== Provided information ==
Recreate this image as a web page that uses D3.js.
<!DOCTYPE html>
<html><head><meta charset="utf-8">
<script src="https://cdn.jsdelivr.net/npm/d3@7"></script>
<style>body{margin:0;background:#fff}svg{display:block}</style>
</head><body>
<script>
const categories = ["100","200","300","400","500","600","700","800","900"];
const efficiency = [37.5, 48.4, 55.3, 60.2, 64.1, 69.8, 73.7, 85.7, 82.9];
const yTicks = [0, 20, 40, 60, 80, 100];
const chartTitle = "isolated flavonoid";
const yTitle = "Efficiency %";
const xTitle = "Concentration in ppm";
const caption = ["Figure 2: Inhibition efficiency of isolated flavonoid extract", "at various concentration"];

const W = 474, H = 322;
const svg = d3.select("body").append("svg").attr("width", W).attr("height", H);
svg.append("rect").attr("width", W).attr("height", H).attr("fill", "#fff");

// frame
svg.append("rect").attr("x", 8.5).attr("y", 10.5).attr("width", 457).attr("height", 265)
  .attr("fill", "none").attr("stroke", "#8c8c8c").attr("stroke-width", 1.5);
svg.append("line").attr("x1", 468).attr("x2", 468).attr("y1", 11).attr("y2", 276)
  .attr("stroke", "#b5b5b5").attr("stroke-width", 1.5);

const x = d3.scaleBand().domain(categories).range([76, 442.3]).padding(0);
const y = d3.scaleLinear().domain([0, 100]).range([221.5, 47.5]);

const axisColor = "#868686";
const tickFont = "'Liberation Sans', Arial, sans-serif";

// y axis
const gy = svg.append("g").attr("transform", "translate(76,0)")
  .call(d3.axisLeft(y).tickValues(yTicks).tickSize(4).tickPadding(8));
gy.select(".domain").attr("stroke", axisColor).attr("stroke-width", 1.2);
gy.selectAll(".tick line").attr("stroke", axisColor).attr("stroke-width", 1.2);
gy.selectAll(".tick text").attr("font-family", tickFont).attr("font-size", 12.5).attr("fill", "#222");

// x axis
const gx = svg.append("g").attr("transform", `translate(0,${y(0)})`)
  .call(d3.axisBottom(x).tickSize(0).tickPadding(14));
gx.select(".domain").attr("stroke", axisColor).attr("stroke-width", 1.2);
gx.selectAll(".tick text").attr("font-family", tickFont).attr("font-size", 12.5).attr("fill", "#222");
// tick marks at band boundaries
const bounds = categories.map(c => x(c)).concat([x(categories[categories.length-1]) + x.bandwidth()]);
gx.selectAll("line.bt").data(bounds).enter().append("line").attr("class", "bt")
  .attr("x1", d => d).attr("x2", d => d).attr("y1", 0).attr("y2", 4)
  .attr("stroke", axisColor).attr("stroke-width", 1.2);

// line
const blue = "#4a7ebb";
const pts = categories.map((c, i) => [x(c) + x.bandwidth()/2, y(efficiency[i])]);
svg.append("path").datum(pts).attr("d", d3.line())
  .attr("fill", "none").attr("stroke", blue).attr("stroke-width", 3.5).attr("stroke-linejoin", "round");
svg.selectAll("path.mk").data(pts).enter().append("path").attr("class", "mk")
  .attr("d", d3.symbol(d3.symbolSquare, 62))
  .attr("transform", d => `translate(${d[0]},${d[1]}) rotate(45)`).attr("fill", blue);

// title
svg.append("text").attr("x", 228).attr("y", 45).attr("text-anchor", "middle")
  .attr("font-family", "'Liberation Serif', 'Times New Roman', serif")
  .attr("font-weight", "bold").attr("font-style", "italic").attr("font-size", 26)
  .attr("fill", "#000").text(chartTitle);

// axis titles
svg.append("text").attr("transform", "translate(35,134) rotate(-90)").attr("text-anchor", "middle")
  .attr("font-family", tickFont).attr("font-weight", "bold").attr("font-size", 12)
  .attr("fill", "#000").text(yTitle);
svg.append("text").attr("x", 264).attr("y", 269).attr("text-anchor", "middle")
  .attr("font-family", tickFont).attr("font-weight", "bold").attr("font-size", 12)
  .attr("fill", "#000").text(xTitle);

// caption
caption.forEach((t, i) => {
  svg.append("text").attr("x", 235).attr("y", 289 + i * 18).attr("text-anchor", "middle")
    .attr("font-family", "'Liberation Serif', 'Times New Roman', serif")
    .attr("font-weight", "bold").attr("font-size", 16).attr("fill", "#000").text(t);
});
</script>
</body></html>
===
== Provided information ==
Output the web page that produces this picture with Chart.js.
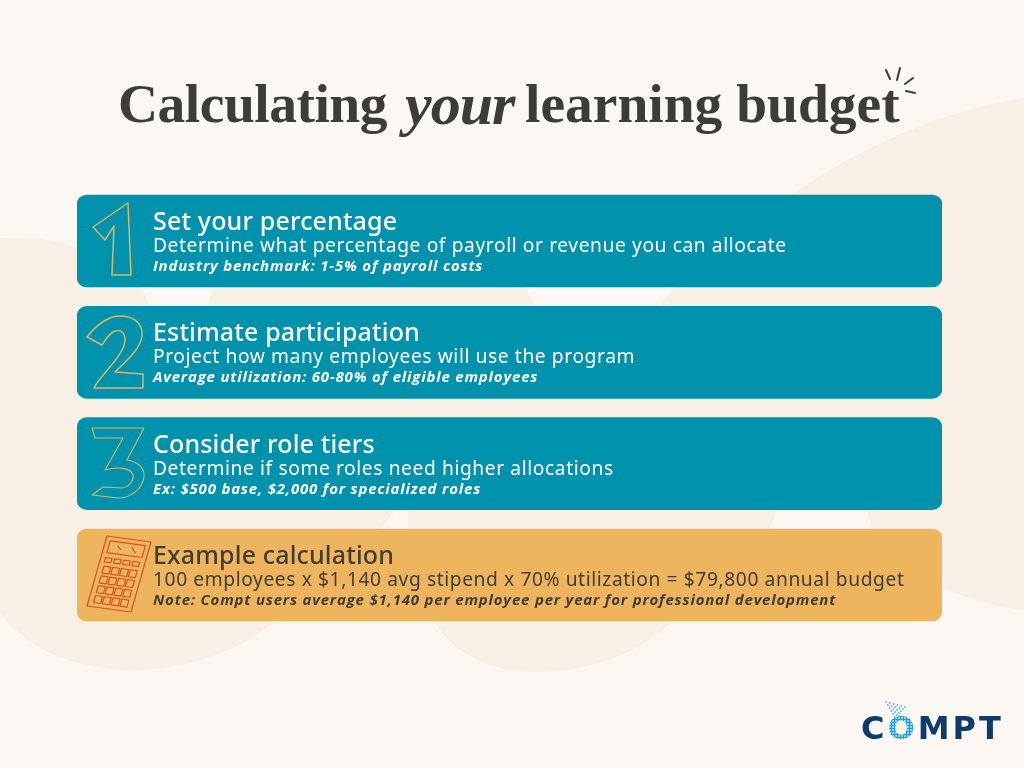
===
== Provided information ==
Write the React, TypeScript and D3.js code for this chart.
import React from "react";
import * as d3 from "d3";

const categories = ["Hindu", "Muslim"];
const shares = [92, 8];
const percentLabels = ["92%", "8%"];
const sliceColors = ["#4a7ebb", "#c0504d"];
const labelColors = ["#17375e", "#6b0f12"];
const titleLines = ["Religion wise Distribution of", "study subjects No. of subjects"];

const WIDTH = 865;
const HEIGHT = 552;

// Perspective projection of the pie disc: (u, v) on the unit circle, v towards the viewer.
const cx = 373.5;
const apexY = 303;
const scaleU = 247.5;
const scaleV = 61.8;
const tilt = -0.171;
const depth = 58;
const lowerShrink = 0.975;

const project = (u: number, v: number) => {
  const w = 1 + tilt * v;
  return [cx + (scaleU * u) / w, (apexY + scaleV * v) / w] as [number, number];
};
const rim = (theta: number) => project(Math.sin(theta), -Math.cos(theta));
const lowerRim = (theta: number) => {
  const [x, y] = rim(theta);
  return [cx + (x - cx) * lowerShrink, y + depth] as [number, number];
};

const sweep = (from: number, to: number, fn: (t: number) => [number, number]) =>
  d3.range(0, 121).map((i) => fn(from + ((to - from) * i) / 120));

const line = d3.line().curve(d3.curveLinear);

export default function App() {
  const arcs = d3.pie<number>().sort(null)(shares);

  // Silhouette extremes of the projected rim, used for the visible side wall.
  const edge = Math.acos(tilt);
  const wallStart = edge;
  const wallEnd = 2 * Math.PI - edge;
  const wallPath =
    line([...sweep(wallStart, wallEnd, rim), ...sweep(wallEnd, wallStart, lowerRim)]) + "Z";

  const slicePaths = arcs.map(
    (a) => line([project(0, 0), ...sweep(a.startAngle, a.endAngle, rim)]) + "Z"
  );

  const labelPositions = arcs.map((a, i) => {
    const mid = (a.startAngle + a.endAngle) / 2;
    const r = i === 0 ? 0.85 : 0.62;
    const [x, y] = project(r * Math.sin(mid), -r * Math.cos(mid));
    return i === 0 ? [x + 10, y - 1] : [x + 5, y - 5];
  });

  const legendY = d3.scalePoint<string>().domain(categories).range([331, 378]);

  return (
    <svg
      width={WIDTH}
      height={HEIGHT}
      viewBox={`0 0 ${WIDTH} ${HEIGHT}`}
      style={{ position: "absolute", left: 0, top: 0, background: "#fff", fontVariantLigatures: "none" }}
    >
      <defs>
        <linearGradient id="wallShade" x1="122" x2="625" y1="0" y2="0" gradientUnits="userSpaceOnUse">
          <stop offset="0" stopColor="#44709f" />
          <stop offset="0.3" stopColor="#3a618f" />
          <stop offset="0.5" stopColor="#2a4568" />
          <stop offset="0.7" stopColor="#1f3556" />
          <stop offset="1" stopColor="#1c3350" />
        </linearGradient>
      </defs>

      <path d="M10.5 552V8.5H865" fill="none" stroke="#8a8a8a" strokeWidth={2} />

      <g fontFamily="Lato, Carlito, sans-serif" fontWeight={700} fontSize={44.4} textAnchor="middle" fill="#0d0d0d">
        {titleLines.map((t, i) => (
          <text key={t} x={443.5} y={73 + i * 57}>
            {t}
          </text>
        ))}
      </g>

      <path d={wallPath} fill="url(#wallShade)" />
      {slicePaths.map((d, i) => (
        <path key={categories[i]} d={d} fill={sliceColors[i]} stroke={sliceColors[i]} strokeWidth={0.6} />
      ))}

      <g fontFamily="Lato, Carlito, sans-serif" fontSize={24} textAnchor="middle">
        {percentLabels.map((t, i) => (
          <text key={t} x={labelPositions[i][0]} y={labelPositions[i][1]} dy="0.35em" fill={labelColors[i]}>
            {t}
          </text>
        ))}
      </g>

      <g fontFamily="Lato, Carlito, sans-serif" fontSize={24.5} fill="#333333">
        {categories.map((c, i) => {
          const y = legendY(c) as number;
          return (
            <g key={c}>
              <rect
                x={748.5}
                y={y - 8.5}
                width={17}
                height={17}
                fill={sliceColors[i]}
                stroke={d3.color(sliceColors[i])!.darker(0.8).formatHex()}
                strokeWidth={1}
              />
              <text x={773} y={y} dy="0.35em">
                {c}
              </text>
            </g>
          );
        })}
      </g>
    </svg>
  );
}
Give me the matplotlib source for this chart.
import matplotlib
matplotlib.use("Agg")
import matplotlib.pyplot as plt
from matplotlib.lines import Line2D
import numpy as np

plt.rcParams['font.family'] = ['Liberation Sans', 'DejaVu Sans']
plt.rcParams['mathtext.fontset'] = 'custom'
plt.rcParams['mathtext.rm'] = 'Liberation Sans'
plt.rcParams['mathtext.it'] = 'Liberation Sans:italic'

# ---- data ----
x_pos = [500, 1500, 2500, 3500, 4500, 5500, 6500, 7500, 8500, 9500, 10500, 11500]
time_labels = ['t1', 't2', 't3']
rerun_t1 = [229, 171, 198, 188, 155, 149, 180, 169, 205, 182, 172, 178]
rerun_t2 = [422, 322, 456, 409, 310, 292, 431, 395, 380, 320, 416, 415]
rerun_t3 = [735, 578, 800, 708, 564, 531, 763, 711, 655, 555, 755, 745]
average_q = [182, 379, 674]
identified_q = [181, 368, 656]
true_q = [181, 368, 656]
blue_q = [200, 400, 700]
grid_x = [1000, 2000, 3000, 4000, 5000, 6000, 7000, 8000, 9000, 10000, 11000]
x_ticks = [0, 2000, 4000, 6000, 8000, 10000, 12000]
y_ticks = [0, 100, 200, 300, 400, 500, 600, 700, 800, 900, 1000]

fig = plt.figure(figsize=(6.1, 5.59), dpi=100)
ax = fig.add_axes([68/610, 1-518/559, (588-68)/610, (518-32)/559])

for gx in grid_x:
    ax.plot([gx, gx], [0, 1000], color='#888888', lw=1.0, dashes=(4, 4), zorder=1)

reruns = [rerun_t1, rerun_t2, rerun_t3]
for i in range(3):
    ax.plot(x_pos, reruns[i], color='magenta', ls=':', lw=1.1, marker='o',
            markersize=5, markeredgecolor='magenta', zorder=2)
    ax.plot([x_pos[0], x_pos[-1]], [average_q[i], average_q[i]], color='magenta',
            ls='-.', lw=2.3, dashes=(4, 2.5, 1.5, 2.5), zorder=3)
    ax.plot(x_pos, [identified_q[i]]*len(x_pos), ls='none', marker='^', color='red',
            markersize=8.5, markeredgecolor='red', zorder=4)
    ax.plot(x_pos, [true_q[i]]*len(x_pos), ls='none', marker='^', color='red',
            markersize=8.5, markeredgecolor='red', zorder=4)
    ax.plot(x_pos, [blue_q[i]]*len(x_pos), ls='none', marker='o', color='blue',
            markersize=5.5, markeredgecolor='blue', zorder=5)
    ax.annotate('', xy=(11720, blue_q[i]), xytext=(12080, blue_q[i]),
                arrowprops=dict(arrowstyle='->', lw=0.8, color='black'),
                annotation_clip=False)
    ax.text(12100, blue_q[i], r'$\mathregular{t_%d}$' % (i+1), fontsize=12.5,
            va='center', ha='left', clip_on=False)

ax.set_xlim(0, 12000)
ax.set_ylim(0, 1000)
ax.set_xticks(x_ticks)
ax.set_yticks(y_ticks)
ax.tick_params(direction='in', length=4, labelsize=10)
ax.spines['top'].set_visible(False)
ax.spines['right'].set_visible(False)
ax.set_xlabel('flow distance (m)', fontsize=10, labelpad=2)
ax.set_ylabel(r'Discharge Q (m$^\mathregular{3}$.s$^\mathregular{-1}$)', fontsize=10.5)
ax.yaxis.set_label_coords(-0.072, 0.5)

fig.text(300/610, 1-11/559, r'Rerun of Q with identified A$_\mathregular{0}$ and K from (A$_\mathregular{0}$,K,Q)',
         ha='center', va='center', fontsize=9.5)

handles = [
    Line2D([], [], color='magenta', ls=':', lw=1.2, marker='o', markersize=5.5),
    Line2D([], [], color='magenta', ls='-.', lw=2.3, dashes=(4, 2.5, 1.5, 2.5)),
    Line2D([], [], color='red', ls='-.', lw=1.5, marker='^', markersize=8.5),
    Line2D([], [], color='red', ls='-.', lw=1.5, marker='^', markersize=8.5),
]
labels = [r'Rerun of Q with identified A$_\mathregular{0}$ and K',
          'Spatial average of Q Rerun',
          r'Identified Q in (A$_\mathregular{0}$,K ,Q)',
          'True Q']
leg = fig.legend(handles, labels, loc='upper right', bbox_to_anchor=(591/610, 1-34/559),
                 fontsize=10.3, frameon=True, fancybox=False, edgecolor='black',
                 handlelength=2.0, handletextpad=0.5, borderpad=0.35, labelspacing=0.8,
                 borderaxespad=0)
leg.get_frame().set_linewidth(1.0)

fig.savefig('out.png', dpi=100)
===
- [Problem statement]
Nothing but the lines from the one with "Write the React, TypeScript" through the one with "const arcs = d3.pie<number>().sort(null)(shares);" should be retyped; include both and keep them exact.

- [Answer to this exercise]
Write the React, TypeScript and D3.js code for this chart.
import React from "react";
import * as d3 from "d3";

const categories = ["Hindu", "Muslim"];
const shares = [92, 8];
const percentLabels = ["92%", "8%"];
const sliceColors = ["#4a7ebb", "#c0504d"];
const labelColors = ["#17375e", "#6b0f12"];
const titleLines = ["Religion wise Distribution of", "study subjects No. of subjects"];

const WIDTH = 865;
const HEIGHT = 552;

// Perspective projection of the pie disc: (u, v) on the unit circle, v towards the viewer.
const cx = 373.5;
const apexY = 303;
const scaleU = 247.5;
const scaleV = 61.8;
const tilt = -0.171;
const depth = 58;
const lowerShrink = 0.975;

const project = (u: number, v: number) => {
  const w = 1 + tilt * v;
  return [cx + (scaleU * u) / w, (apexY + scaleV * v) / w] as [number, number];
};
const rim = (theta: number) => project(Math.sin(theta), -Math.cos(theta));
const lowerRim = (theta: number) => {
  const [x, y] = rim(theta);
  return [cx + (x - cx) * lowerShrink, y + depth] as [number, number];
};

const sweep = (from: number, to: number, fn: (t: number) => [number, number]) =>
  d3.range(0, 121).map((i) => fn(from + ((to - from) * i) / 120));

const line = d3.line().curve(d3.curveLinear);

export default function App() {
  const arcs = d3.pie<number>().sort(null)(shares);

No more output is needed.